Example SCAN Algorithm
Consider a disk with tracks 0-199, head at position 53, and requests: [98, 183, 37, 122, 14, 124, 65, 67]. Assuming head moves toward higher track numbers
Service Order: 65, 67, 98, 122, 124, 183, 37, 14
Total Head Movement: (183-53) + (183-14) = 130 + 169 = 299 tracks
Evaluation Criteria
| Metric | Description | Goal |
|---|---|---|
| Throughput | Number of I/O operations per unit time | Maximize |
| Turnaround Time | Time from request submission to completion | Minimize |
| Waiting Time | Time spent waiting in queue | Minimize |
| Seek Time | Time for head to move between tracks | Minimize |
| Fairness | Equal treatment of all requests | Maximize |
Disk Management
Disk management encompasses the organization, optimization, and maintenance of storage devices. It includes partitioning (dividing disk into logical sections), formatting (preparing disk for data storage), and file system creation to ensure efficient data access and storage.
File System Types
| File System | Operating System | Key Features |
|---|---|---|
| FAT32 | Windows, Linux | Simple, wide compatibility |
| NTFS | Windows | Compression, encryption, large files |
| ext4 | Linux | Journaling, large volumes |
| APFS | macOS | Snapshots, space sharing |
| ZFS | FreeBSD, Solaris | Data integrity, compression |
Optimization Techniques
Defragmentation Reorganizes fragmented files to improve access speed by placing related data blocks contiguously.
Compression Reduces file sizes to save disk space, particularly effective for infrequently accessed data.
Disk Quotas Limits storage space per user or group, preventing monopolization of disk resources.
RAID Configuration Combines multiple disks for improved performance, redundancy, or both.

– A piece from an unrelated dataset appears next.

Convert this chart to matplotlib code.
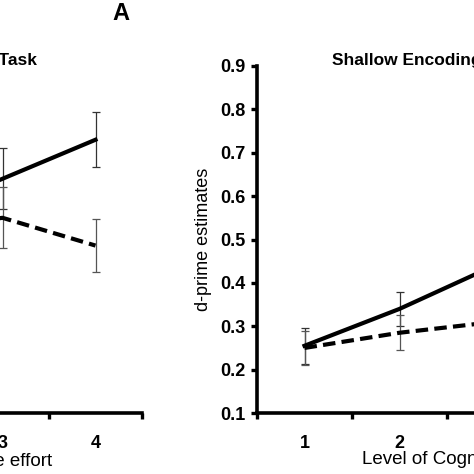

Advantages and Disadvantages
| Aspect | Advantages | Disadvantages |
|---|---|---|
| Disk Scheduling | Improved performance, reduced seek time, fairness | Algorithm overhead, potential starvation, complexity |
| Disk Management | Data organization, loss prevention, optimized performance | Configuration complexity, time-consuming tasks |
Conclusion
Disk scheduling algorithms optimize head movement to improve I/O performance, with each algorithm offering different trade-offs between throughput, fairness, and complexity. Combined with effective disk management techniques, these systems ensure efficient data storage and retrieval while maintaining system performance and data integrity.